Ex-porn actor nabbed by Turk gets life sentence for gruesome murder
MONTREAL
Rocco Luka Magnotta, also known as Eric Clinton Newman and Vladimir Romanov, is shown in this undated handout photo released by the Montreal Police to Reuters on May 30, 2012. REUTERS Photo
A jury in Montreal found a one-time porn actor guilty Dec. 23 in the murder of a Chinese student with an ice pick before being caught thanks to the attentiveness of a Turkish café employee.Luka Rocco Magnotta, 32, closed his eyes and showed no emotion as the verdict – which carries an automatic life sentence with no parole for 25 years – was read out in the Quebec Superior Court, Agence France-Presse reported.
Magnotta had admitted to killing 33-year-old Lin Jun in May 2012, but pleaded not guilty to first degree murder, in one of the most sensational homicide cases in the annals of Canadian justice.
The jury of eight women and four men delivered its unanimous decision after eight days of deliberations. The trial began in September.
“We had faith that the proof presented during the trial would be successful in convincing the jury,” prosecutor Louis Bouthillier told reporters.
Justice Guy Cournoyer said last week that Magnotta’s personality disorder qualified as a mental illness in Canadian law.
But Bouthillier argued the accused was able to discern right from wrong and had planned the brutal killing.
He said Magnotta – who appeared in homosexual adult videos a decade ago – prepared for the murder at least six months in advance and had acted with premeditation before, during and after the crime.
Magnotta had acknowledged using an ice pick to fatally stab Lin, a student at Montreal’s Concordia University, before sexually abusing and dismembering his victim’s corpse.
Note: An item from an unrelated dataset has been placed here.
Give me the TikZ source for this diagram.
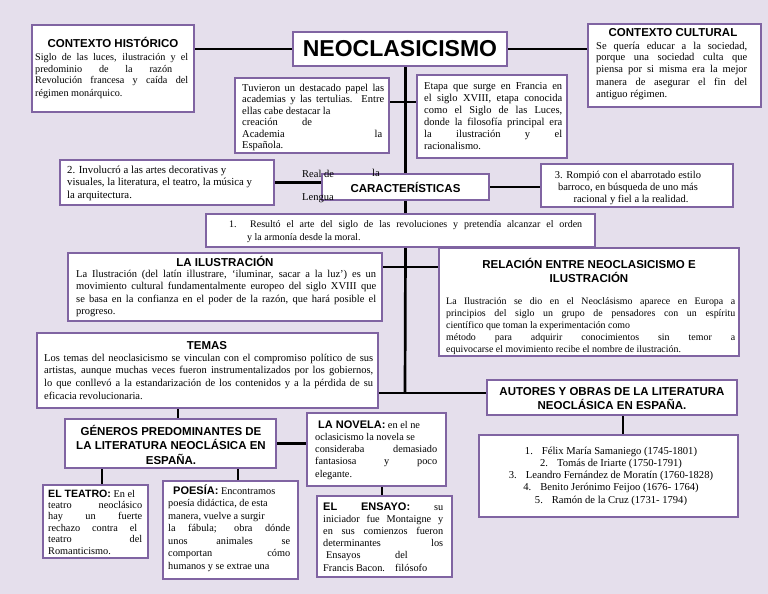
\documentclass[tikz,border=0pt]{standalone}
\usepackage{fontspec}
\setmainfont{Liberation Serif}
\setsansfont{Liberation Sans}
\definecolor{bgc}{RGB}{229,223,236}
\definecolor{bdc}{RGB}{128,100,162}
\newcommand\J[1]{\makebox[\linewidth][s]{#1}}
\newcommand\JW[2]{\makebox[#1][s]{#2}}
\newcommand\HD{\fontsize{11.5}{14}\selectfont\sffamily\bfseries}
\newcommand\IH{\fontsize{11}{12}\selectfont\sffamily\bfseries}
\newcommand\BD{\fontsize{10.5}{12}\selectfont}
\pgfdeclarelayer{back}
\pgfsetlayers{back,main}
\begin{document}
\begin{tikzpicture}[x=1pt,y=-1pt,
  box/.style={draw=bdc, line width=2pt, fill=white, anchor=north west, inner sep=0pt, outer sep=0pt},
  hd/.style={font=\HD, inner sep=0pt, anchor=base},
  txt/.style={font=\BD, inner sep=0pt, anchor=base west},
  conn/.style={line width=2.7pt, black}]
\useasboundingbox (0,0) rectangle (768,594);
\begin{pgfonlayer}{back}
\fill[bgc] (0,0) rectangle (768,594);
\end{pgfonlayer}

% ---- boxes ----
\node[box, minimum width=162, minimum height=87] (ch) at (32,25) {};
\node[box, minimum width=214, minimum height=34, anchor=center, font=\fontsize{23}{28}\selectfont\sffamily\bfseries] (neo) at (400,49) {NEOCLASICISMO};
\node[box, minimum width=173, minimum height=83] (cc) at (588,24) {};
\node[box, minimum width=154, minimum height=75] (tuv) at (235,78) {};
\node[box, minimum width=150, minimum height=83] (eta) at (417,75) {};
\node[box, minimum width=214, minimum height=45] (inv) at (60,160) {};
\node[box, minimum width=167, minimum height=26, anchor=center, font=\HD] (carac) at (405.5,187) {CARACTERÍSTICAS};
\node[box, minimum width=192, minimum height=43] (rom) at (541,164) {};
\node[box, minimum width=389, minimum height=33] (res) at (206,214) {};
\node[box, minimum width=314, minimum height=68] (ilu) at (68,253) {};
\node[box, minimum width=300, minimum height=108] (rel) at (439,248) {};
\node[box, minimum width=341, minimum height=75] (tem) at (37,333) {};
\node[box, minimum width=250, minimum height=35] (aut) at (487,380) {};
\node[box, minimum width=259, minimum height=82] (lst) at (479,435) {};
\node[box, minimum width=211, minimum height=49] (gen) at (65,419) {};
\node[box, minimum width=139, minimum height=73] (nov) at (307,413) {};
\node[box, minimum width=105, minimum height=73] (tea) at (43,485) {};
\node[box, minimum width=135, minimum height=98] (poe) at (163,481) {};
\node[box, minimum width=135, minimum height=81] (ens) at (317,496) {};

% ---- connectors ----
\coordinate (h1) at (405,102);
\coordinate (h3) at (405,267);
\coordinate (h4) at (405,393);
\coordinate (v1) at (623,0);
\coordinate (v2) at (178,0);
\coordinate (v3) at (102,0);
\coordinate (v4) at (238,0);
\coordinate (v5) at (382,0);
\begin{pgfonlayer}{back}
\draw[conn] (neo.west) -- (neo.west -| ch.east);
\draw[conn] (neo.east) -- (neo.east -| cc.west);
\draw[conn] (neo.south -| carac.north) -- (carac.north);
\draw[conn] (h1 -| tuv.east) -- (h1 -| eta.west);
\draw[conn] (inv.east) -- (inv.east -| carac.west);
\draw[conn] (carac.east) -- (carac.east -| rom.west);
\draw[conn] (carac.south) -- (carac.south |- res.north);
\draw[conn] (carac.south |- res.south) -- (h4);
\draw[conn] (h3 -| ilu.east) -- (h3 -| rel.west);
\draw[conn] (h4 -| tem.east) -- (h4 -| aut.west);
\draw[conn] (v1 |- aut.south) -- (v1 |- lst.north);
\draw[conn] (v2 |- tem.south) -- (v2 |- gen.north);
\draw[conn] (gen.east) -- (gen.east -| nov.west);
\draw[conn] (v3 |- gen.south) -- (v3 |- tea.north);
\draw[conn] (v4 |- gen.south) -- (v4 |- poe.north);
\draw[conn] (v5 |- nov.south) -- (v5 |- ens.north);
\end{pgfonlayer}

% ---- texts ----
\node[hd] (chH) at (113,48) {CONTEXTO HISTÓRICO};
\node[txt] (chT) at (35,60) {\parbox[t]{153pt}{\fontsize{10.2}{12}\selectfont
\J{Siglo de las luces, ilustración y  el}\\
\JW{137pt}{predominio de la razón}\\
\J{Revolución francesa y caída del}\\
régimen monárquico.}};

\node[hd] (ccH) at (673,37) {CONTEXTO CULTURAL};
\node[txt] (ccT) at (596,49) {\parbox[t]{151pt}{%
\J{Se quería educar a la sociedad,}\\
\J{porque una sociedad culta que}\\
\J{piensa por si misma era la mejor}\\
\J{manera de asegurar el fin del}\\
antiguo régimen.}};

\node[txt] (tuvT) at (242,91) {\parbox[t]{142pt}{\fontsize{10.5}{11.6}\selectfont
\J{Tuvieron un destacado papel  las}\\
\J{academias y las tertulias.  Entre}\\
ellas cabe destacar la\\
\makebox[60pt][l]{creación}de\\
\JW{140pt}{Academia la}\\
Española.}};

\node[txt] (etaT) at (424,89) {\parbox[t]{138pt}{%
\J{Etapa que surge en Francia  en}\\
\J{el siglo XVIII, etapa  conocida}\\
\J{como el Siglo de  las Luces,}\\
\J{donde la filosofía  principal era}\\
\J{la ilustración y el}\\
racionalismo.}};

\node[txt] (invT) at (67,173) {\parbox[t]{205pt}{\fontsize{10.8}{12.5}\selectfont
2. Involucró a las artes decorativas y\\
visuales, la literatura, el teatro, la música  y\\
la arquitectura.}};

\node[txt] (rl1) at (302,177) {Real de};
\node[txt] (rl2) at (372,176) {la};
\node[txt] (rl3) at (302,200) {Lengua};

\node[txt, anchor=base] (romT) at (628,178) {\parbox[t]{185pt}{\centering\fontsize{10.5}{12.3}\selectfont
3. Rompió con el abarrotado estilo\\
barroco, en búsqueda de uno más\\
\hspace*{6pt}racional y fiel a la realidad.}};

\node[txt] (resT) at (229,227) {\parbox[t]{353pt}{\fontsize{10}{13}\selectfont
\J{1.  Resultó el arte del siglo de las revoluciones y pretendía alcanzar el orden}\\
\hspace*{18pt}y la armonía desde la moral.}};

\node[hd] (iluH) at (225,266) {LA ILUSTRACIÓN};
\node[txt] (iluT) at (76,277) {\parbox[t]{300pt}{\fontsize{10.5}{12.5}\selectfont
\J{La Ilustración (del latín illustrare, ‘iluminar,  sacar a la luz’)  es  un}\\
\J{movimiento cultural fundamentalmente europeo del siglo  XVIII que}\\
\J{se basa en la confianza en el poder de la razón, que  hará posible el}\\
progreso.}};

\node[hd] (relH) at (589,268) {\parbox[t]{290pt}{\centering RELACIÓN ENTRE NEOCLASICISMO E\\ ILUSTRACIÓN}};
\node[txt] (relT) at (446,304) {\parbox[t]{289pt}{\fontsize{9.9}{12}\selectfont
\J{La Ilustración se dio en el Neoclásismo aparece en Europa  a}\\
\J{principios del siglo un grupo de pensadores  con un  espíritu}\\
científico que toman la experimentación como\\
\J{método para adquirir conocimientos sin temor a}\\
equivocarse el movimiento recibe el nombre de ilustración.}};

\node[hd] (temH) at (207,349) {TEMAS};
\node[txt] (temT) at (44,361) {\parbox[t]{329pt}{\fontsize{10.5}{12.7}\selectfont
\J{Los temas del neoclasicismo se vinculan con el compromiso político  de sus}\\
\J{artistas, aunque muchas veces fueron instrumentalizados por  los gobiernos,}\\
\J{lo que conllevó a la estandarización de los contenidos  y a la pérdida de su}\\
eficacia revolucionaria.}};

\node[hd] (autH) at (612,395) {\parbox[t]{240pt}{\centering AUTORES Y OBRAS DE LA LITERATURA\\ NEOCLÁSICA EN ESPAÑA.}};

\node[txt, anchor=base] (lstT) at (611,454) {\parbox[t]{250pt}{\centering\fontsize{10.6}{12.3}\selectfont
1.\hspace{9pt}Félix María Samaniego (1745-1801)\\
2.\hspace{9pt}Tomás de Iriarte (1750-1791)\\
3.\hspace{9pt}Leandro Fernández de Moratín (1760-1828)\\
4.\hspace{9pt}Benito Jerónimo Feijoo (1676- 1764)\\
5.\hspace{9pt}Ramón de la Cruz (1731- 1794)}};

\node[hd] (genH) at (171,435) {\parbox[t]{205pt}{\centering\fontsize{11.5}{14.5}\selectfont GÉNEROS PREDOMINANTES DE\\ LA LITERATURA NEOCLÁSICA EN\\ ESPAÑA.}};

\node[txt] (novT) at (315,428) {\parbox[t]{122pt}{\fontsize{10.3}{12.3}\selectfont
\hspace*{3pt}{\IH LA NOVELA:} en el ne\\
oclasicismo la novela se\\
\J{consideraba demasiado}\\
\J{fantasiosa y poco}\\
elegante.}};

\node[txt] (teaT) at (48,497) {\parbox[t]{94pt}{\fontsize{10.3}{11.4}\selectfont
{\fontsize{10.6}{12}\selectfont\sffamily\bfseries EL TEATRO:} En el\\
\J{teatro neoclásico}\\
\J{hay un fuerte}\\
\JW{89pt}{rechazo contra el}\\
\J{teatro del}\\
Romanticismo.}};

\node[txt] (poeT) at (168,494) {\parbox[t]{122pt}{\fontsize{10.3}{12.5}\selectfont
\hspace*{5pt}{\IH POESÍA:} Encontramos\\
poesía didáctica, de esta\\
manera, vuelve a surgir\\
\J{la fábula; obra dónde}\\
\J{unos animales se}\\
\J{comportan cómo}\\
humanos y se extrae una}};

\node[txt] (ensT) at (323,510) {\parbox[t]{120pt}{\fontsize{10.3}{12.2}\selectfont
\J{{\IH EL} {\IH ENSAYO:} su}\\
\J{iniciador fue Montaigne y}\\
\J{en sus comienzos fueron}\\
\J{determinantes los}\\
\hspace*{3pt}\makebox[69pt][l]{Ensayos}del\\
\makebox[72pt][l]{Francis Bacon.}filósofo}};
\end{tikzpicture}
\end{document}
He then posted a video of the heinous act online to the soundtrack of the movie “American Psycho.”
Days after the killing, Montreal police discovered Lin’s torso in a suitcase by the trash outside an apartment building on a busy highway.
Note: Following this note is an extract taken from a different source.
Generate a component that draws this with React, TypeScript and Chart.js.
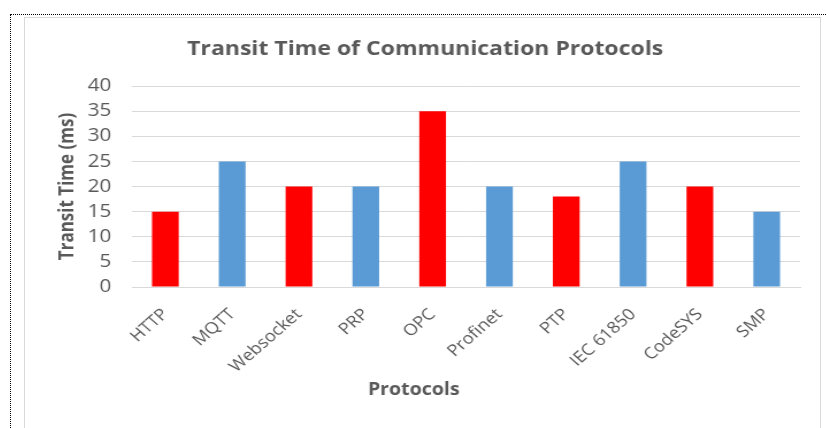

His severed hands and feet were sent in the mail to federal political parties in Ottawa and to two elementary schools in Vancouver.
Lin’s head was found in a Montreal park months later, after police received a tip via a three-page fax that contained precise directions.
For his part, Magnotta cleaned out his Montreal apartment and fled to Paris and Berlin. He was reportedly arrested at an Internet café in the German capital in June 2012, after a Turkish café employee recognized him from a newspaper photo and notified the police.
Surveillance videos figured prominently in his trial, enabling jurors to retrace his steps from his Montreal apartment to a Paris hotel lobby.
Lin Jun’s father Lin Diran was present in the courtroom Dec. 23 for the verdict.
“I had come to see your trial system to see justice done and I leave satisfied that you have not let my son down,” he said in a statement.
“I had come to learn what happened to my son that night and I leave without a true or a complete answer,” he added.
“I had come to see remorse, to hear some form of apology and I leave without anything.”
Magnotta’s lawyers, who contended their client was not criminally responsible due to mental illness, have 30 days in which to file an appeal.
Besides the murder, Magnotta was charged – and convicted – of committing an indignity to a body, spreading obscene material on the Internet, sending body parts through the mail and harassing the prime minister of Canada.